Stock-Redemption Agreement

Advantages Disadvantages
Simple to administer with fewer policies required than with a cross-purchase agreement. For a C corporation, insurance proceeds increase earnings and profits (E&P), resulting in taxation upon distribution to shareholders.
The cost of policies is split evenly among owners. Rules about stock redemptions can be complex. Related-party rules can cause unintended consequences.
For a C corporation, the proceeds are not taxable income. The remaining owners do not benefit from a step-up of basis.
Policies are not subject to the claims of the owner’s creditors. Those with the highest shares of ownership pay the most for premiums.

How do you set up a buy-sell agreement?

A buy-sell agreement is complex, important, and not something you should attempt to draft yourself.

It’s crucial that you seek the assistance of sound and trusted contract lawyers to draft the document. They will work with all parties in drafting, negotiating, and executing the terms of the agreement. It is also a good idea for each party to retain their own counsel during this period.

There are some steps you can take to make the process of setting up a buy-sell agreement smoother. For example, include a valuation clause, which will determine how the value of a stake in the company will be calculated upon a triggering event. You may want to consider including your business’s own valuation methodology in the agreement itself.

Additionally, it’s critical that you pay attention to the tax implications. Again, an honest, conservative valuation methodology can be helpful here to reduce avoidable tax liability in the event of a sale.

Finally, it’s usually a good idea for all partners to take out life insurance policies against each other. This provides the means for a partner to access money to buy out a co-owner in the event of death or disability.
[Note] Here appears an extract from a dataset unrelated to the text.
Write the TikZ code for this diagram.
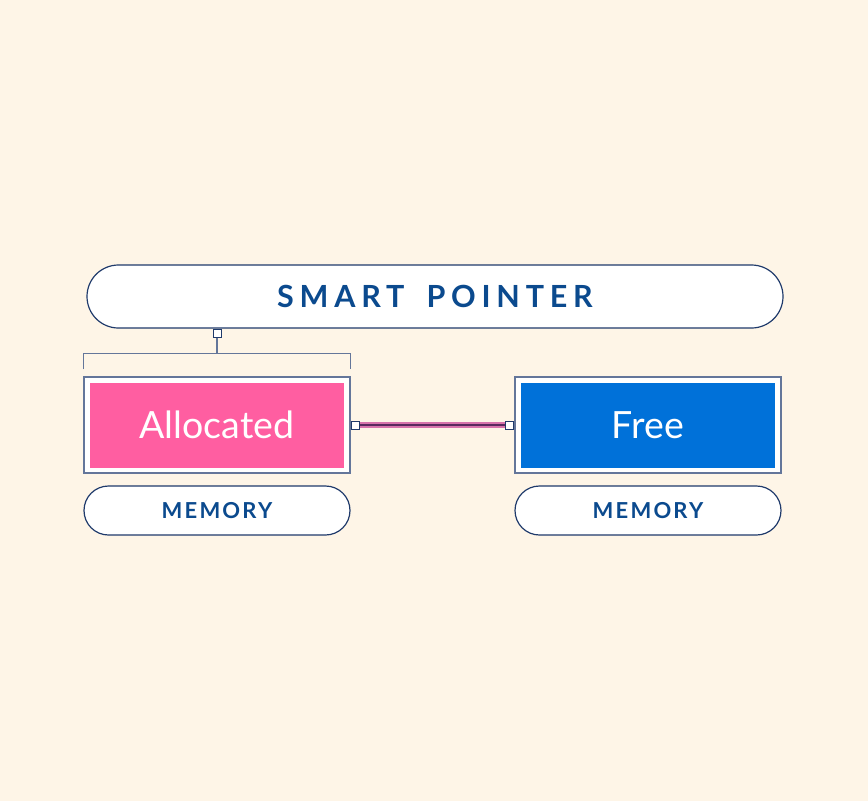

Failing to invest in the services of a contract lawyer in drafting a buy-sell agreement is one of the biggest mistakes you can make (aside from failing to have an agreement in the first place). However, there are other potential pitfalls you should be aware of. Such as…
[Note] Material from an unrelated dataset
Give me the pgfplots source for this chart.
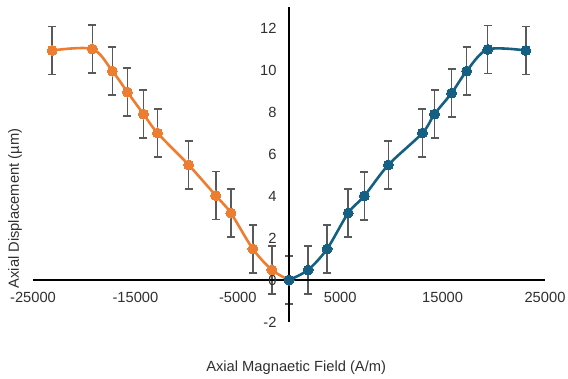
\documentclass[border=0pt]{standalone}
\usepackage{fontspec}
\setmainfont{Liberation Sans}
\usepackage{pgfplots}
\pgfplotsset{compat=1.18}
\definecolor{exorange}{HTML}{ED7D31}
\definecolor{exblue}{HTML}{156082}
\definecolor{errgray}{HTML}{595959}
\definecolor{txtgray}{HTML}{303030}

\pgfplotstableread{
x y e
-23130 10.93 1.15
-19200 11.00 1.15
-17250 9.95 1.15
-15780 8.95 1.15
-14210 7.90 1.15
-12840 7.00 1.15
-9800 5.48 1.15
-7150 4.02 1.15
-5680 3.19 1.15
-3530 1.48 1.15
-1670 0.48 1.15
0 0.00 1.15
}\leftdata

\pgfplotstableread{
x y e
0 0.00 1.15
1860 0.48 1.15
3720 1.48 1.15
5780 3.19 1.15
7350 4.00 1.15
9700 5.48 1.15
13030 7.00 1.15
14210 7.90 1.15
15880 8.90 1.15
17350 9.95 1.15
19400 10.98 1.15
23130 10.93 1.15
}\rightdata

\pgfplotsset{
  common/.style={
    at={(0,0)}, anchor=south west,
    scale only axis, width=512bp, height=315bp,
    xmin=-25000, xmax=25000, ymin=-2, ymax=13,
    clip=false,
  },
  ebar/.style={draw=none, mark=none,
    error bars/.cd, y dir=both, y explicit,
    error bar style={errgray, line width=1.5bp},
    error mark options={rotate=90, mark size=4bp, errgray, line width=1.5bp}},
}

\begin{document}
\begin{tikzpicture}
\useasboundingbox (-33bp,-57bp) rectangle (535bp,322bp);
% error bars underneath
\begin{axis}[common, hide axis]
\addplot[ebar] table[x=x, y=y, y error=e] {\leftdata};
\addplot[ebar] table[x=x, y=y, y error=e] {\rightdata};
\end{axis}
% main axis, lines and markers
\begin{axis}[
  common,
  axis lines=middle,
  axis line style={black, line width=1.6bp, -},
  hide obscured x ticks=false,
  hide obscured y ticks=false,
  scaled x ticks=false, scaled y ticks=false,
  major tick length=0pt,
  xtick={-25000,-15000,-5000,5000,15000,25000},
  xticklabels={-25000,-15000,-5000,5000,15000,25000},
  ytick={-2,0,2,4,6,8,10,12},
  yticklabels={-2,0,2,4,6,8,10,12},
  ticklabel style={font=\fontsize{14.7bp}{17bp}\selectfont, text=txtgray},
  xticklabel style={anchor=north, yshift=-9bp},
  yticklabel style={anchor=east, xshift=-9bp},
  xlabel={Axial Magnaetic Field (A/m)},
  ylabel={Axial Displacement (\textmu m)},
  label style={font=\fontsize{14.7bp}{17bp}\selectfont, text=txtgray},
  xlabel style={at={(axis description cs:0.514,-0.146)}, anchor=center},
  ylabel style={at={(axis description cs:-0.035,0.36)}, anchor=center, rotate=90},
]
\addplot[exorange, line width=2.6bp, smooth, tension=0.5, mark=*, mark size=5bp,
  mark options={fill=exorange, draw=exorange, line width=0pt}]
  table[x=x, y=y] {\leftdata};
\addplot[exblue, line width=2.6bp, smooth, tension=0.5, mark=*, mark size=5bp,
  mark options={fill=exblue, draw=exblue, line width=0pt}]
  table[x=x, y=y] {\rightdata};
\end{axis}
\end{tikzpicture}
\end{document}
The 3 most common buy-sell agreement mistakes

While these are not the only mistakes that could cause costly issues with your buy-sell agreement, they are three of the most common. Be on the lookout to avoid making the mistake of…
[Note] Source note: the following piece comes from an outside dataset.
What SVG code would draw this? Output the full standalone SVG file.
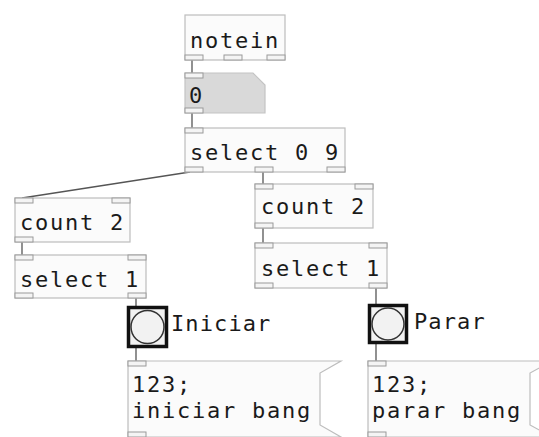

1. Not addressing triggering events

No matter much work you put into perfecting the terms of your buy-sell agreement, it won’t be of much help if the agreement itself doesn’t cover the event that triggers the agreement. Failing to address the trigger event specifically will leave you and the other owners with a time-consuming and challenging negotiation—precisely what the agreement should help you avoid! 

At the least, your agreement should cover these seven key areas: death, disability, divorce, voluntary separation, involuntary separation, bankruptcy, and retirement. 

If other circumstances apply to your particular business, make sure you take those under consideration, as well. 

2. Vague or outdated valuation processes

As touched on above, specificity in the valuation can be beneficial in a host of scenarios. Overall, however, agreeing on how much the business is worth is one of the biggest hurdles you’ll face in your transaction unless you have anticipated it in your buy-sell agreement. 

It’s not enough to refer to a “stated value” or promise to hire the world’s best valuation analysts when the time comes. Your agreement should formalize a methodology, formula, or process for valuation. For example, one common approach is to establish proactive valuation regularly. 

3. A one-size-fits-all approach

An effective buy-sell agreement is carefully and thoughtfully customized for the unique characteristics of your business. Too many business owners are content to find a simple template online and fill in the blanks. Unfortunately, that is just not going to be effective. 

The best buy-sell agreements are the products of time, consideration, collaboration, and professional legal counsel and are specific, comprehensive, and accurate.